Does anyone know the actual duration of the penalties?

Also, does anyone notice that slave revolts tend to happen more frequently in large cities?

I remember once trying to find the balance of running slavery with hereditary rule but I think I just ended up with a stunted city full of obsolete units.
 
Denethor said:
But at what point does the unhappiness penalty start to catch up with or outweigh the benefits of consistent slave labour?

In my games, I play on Large or Huge maps with 15-18 AIs so they routinely go right up to the end of the tech tree before I win. I spend the entire game cracking the whip as often as practicable, and I've never really run into a situation where a city was crippled by unhappiness. If it gets annoying at all I build a happiness building or two and continue where I left off.
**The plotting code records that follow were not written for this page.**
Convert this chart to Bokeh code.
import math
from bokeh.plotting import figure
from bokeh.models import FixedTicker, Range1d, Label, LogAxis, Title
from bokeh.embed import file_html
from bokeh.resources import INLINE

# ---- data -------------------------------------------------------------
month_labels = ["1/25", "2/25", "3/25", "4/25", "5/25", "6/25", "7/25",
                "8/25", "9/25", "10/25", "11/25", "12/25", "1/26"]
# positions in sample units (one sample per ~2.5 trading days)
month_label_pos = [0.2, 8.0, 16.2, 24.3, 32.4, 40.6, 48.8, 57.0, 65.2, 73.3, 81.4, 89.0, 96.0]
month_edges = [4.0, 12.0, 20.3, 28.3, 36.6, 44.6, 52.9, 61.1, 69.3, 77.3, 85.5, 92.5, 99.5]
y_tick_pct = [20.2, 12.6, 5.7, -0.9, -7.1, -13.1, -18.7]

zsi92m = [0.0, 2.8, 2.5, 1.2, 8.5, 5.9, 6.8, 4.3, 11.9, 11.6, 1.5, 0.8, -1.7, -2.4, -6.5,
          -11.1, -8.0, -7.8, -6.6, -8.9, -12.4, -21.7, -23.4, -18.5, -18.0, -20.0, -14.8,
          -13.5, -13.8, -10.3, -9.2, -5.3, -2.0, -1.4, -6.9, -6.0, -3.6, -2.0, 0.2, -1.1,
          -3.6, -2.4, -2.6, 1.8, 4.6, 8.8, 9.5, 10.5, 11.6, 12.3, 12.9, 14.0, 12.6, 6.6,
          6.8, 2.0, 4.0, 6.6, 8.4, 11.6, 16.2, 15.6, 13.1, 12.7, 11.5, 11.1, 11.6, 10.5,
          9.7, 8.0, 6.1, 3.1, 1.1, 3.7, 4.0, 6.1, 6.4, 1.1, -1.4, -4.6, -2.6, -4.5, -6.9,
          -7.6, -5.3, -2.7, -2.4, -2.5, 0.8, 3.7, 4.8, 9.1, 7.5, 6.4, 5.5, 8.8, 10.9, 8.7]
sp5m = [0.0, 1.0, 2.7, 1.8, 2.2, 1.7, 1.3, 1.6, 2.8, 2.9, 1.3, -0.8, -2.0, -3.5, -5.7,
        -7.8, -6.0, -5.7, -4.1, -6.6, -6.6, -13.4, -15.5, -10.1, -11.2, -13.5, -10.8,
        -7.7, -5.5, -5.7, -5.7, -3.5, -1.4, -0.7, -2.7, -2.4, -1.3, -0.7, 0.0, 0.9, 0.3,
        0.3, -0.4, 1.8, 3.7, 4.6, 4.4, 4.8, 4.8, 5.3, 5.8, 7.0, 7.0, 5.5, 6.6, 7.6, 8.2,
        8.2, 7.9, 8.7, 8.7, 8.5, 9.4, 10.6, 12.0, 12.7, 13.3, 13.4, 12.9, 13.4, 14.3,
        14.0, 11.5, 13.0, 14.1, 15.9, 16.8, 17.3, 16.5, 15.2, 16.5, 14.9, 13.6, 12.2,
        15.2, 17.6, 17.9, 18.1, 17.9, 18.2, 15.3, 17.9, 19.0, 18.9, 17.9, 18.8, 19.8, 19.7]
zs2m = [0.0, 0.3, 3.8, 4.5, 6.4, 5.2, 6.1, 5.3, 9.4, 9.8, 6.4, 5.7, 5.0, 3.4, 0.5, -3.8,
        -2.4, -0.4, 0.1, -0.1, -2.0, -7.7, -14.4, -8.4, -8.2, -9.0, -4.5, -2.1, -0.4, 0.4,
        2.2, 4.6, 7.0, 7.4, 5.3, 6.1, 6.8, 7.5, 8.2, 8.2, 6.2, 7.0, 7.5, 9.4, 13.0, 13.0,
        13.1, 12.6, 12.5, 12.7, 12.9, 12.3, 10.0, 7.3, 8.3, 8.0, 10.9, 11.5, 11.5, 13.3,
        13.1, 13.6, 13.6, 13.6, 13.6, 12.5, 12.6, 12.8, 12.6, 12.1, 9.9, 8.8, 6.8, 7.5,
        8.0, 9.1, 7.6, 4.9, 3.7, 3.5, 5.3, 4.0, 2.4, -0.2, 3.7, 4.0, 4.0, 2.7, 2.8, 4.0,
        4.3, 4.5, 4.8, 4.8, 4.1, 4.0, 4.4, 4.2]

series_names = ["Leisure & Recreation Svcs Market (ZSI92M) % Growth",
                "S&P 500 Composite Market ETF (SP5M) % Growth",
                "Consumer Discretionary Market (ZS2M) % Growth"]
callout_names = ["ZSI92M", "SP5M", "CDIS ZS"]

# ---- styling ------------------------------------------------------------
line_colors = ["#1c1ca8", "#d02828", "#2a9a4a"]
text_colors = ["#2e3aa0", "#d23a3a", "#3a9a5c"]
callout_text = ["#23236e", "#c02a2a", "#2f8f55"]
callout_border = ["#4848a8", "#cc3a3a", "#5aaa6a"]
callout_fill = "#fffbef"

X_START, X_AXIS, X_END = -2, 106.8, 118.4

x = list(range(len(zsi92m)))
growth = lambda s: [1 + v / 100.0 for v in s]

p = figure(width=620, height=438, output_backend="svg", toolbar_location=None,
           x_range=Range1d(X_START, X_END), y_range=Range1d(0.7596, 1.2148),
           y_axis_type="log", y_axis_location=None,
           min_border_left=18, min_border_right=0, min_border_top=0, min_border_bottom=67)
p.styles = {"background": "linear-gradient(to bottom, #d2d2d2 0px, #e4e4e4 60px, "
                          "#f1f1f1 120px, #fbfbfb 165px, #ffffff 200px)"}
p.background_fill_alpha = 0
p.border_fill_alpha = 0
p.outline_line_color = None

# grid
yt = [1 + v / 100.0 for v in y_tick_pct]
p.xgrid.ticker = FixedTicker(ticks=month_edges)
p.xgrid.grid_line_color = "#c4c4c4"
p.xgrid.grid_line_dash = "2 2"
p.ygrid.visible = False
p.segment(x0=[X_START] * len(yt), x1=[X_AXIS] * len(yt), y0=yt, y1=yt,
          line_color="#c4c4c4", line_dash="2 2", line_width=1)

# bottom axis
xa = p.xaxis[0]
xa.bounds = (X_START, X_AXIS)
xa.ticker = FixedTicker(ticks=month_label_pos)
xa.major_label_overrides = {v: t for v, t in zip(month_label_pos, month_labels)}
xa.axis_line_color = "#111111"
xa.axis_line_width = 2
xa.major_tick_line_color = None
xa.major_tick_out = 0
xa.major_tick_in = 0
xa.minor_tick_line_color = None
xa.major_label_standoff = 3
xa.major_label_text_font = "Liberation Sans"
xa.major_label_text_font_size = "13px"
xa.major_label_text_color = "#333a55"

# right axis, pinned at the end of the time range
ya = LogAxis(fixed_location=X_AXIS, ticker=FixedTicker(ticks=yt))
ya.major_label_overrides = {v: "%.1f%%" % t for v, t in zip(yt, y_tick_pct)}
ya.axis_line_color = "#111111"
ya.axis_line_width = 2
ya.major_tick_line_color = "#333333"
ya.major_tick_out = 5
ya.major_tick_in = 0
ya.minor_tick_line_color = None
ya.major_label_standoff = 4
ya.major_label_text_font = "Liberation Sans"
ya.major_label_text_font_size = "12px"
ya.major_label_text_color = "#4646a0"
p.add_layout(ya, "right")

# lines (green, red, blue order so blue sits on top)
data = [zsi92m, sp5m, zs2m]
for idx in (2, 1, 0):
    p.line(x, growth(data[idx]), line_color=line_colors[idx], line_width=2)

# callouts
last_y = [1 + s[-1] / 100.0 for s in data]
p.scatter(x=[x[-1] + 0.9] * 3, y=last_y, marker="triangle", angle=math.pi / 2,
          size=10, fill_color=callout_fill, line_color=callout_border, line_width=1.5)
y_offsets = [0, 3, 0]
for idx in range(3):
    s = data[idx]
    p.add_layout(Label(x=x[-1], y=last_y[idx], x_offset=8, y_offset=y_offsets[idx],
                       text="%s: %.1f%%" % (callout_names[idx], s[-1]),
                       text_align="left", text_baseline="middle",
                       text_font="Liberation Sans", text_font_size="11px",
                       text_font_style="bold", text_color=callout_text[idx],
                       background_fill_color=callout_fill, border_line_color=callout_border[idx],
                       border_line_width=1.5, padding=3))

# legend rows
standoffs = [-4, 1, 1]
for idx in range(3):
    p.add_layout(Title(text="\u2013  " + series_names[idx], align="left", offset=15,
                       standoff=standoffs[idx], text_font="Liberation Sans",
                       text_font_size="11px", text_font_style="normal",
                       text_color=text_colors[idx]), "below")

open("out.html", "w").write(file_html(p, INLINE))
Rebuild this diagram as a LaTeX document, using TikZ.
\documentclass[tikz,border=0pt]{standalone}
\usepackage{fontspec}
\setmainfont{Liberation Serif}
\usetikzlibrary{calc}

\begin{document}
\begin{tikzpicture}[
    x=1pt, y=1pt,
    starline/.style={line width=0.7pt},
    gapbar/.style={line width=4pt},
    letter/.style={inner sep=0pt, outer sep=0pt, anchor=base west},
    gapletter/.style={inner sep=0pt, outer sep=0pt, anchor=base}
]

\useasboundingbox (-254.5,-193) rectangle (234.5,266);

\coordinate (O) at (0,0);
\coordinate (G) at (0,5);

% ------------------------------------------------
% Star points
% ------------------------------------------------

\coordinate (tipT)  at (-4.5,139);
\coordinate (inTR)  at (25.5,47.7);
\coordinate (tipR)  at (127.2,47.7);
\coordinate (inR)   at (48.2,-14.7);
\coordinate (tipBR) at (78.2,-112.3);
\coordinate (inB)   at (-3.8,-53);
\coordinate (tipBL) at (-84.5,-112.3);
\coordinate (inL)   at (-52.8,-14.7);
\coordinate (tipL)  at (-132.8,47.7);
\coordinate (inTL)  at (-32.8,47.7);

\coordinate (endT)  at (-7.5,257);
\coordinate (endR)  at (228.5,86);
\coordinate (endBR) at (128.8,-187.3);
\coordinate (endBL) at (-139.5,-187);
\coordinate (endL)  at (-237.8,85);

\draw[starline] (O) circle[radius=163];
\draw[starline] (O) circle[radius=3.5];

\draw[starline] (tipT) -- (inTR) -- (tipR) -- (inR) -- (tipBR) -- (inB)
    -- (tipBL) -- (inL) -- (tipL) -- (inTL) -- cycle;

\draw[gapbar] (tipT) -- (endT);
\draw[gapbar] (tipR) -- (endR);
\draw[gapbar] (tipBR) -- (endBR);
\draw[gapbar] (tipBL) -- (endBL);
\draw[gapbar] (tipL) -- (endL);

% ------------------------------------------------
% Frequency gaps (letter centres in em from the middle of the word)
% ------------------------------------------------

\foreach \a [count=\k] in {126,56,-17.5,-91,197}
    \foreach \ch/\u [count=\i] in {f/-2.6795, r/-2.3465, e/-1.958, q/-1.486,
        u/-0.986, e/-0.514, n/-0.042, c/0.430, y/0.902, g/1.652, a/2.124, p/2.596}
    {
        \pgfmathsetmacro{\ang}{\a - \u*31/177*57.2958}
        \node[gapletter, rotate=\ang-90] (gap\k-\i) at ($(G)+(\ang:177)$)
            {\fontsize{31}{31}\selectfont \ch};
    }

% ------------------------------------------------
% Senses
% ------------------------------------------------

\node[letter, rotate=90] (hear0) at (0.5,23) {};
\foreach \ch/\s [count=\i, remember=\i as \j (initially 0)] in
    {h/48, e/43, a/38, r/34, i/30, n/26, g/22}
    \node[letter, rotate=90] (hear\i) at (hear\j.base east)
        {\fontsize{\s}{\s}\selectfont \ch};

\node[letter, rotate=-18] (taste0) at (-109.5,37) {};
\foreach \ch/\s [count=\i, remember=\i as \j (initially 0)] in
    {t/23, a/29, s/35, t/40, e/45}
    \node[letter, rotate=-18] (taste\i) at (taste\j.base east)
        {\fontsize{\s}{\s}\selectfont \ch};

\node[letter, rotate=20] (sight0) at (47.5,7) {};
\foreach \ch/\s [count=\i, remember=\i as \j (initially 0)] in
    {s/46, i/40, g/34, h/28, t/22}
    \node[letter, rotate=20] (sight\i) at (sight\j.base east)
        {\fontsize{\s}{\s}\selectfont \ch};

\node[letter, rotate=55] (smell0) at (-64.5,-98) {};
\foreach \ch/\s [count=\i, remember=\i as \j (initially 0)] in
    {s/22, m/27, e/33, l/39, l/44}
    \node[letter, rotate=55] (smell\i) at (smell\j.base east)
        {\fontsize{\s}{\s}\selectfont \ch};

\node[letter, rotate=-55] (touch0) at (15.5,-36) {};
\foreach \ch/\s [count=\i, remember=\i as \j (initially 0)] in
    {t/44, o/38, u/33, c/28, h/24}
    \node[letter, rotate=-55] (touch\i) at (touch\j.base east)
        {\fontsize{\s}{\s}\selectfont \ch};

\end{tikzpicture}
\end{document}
The culture slider is also your friend in these situations.

Kid R said:
I used to stress over the amount of micro involved in slavery, but it's actually not bad if you don't get into the real subtle details of queue management and judging the exact point at which to crack the whip, all of which can eke out even more gains. Plus I realized that micromanaging the workers and city growth and problems and all that to grow huge hammer cities was even more effort

I've found the same thing, and keeping cities small means you're much less reliant on the map giving you high-food-density city locations to build monster production cities. A few grassland farms are enough to grow quite fast at sizes 2-6 or so. All I do is (try to) make sure I've got enough food stored to grow immediately after cracking the whip, though even there I don't do the math, just eyeball the food/hammer meters.
 
On Epic I thought I saw a 15 turn penalty, will update here next time I play.
 
I stand corrected--it's been a long while since I played epic. (Forgot it's 50% longer than normal--not 100%.)
 
On Quick speed, production costs are 2/3 of what they are on Normal speed.

A whip thus adds 6.67 turns of unhappiness. The game rounds down to 6.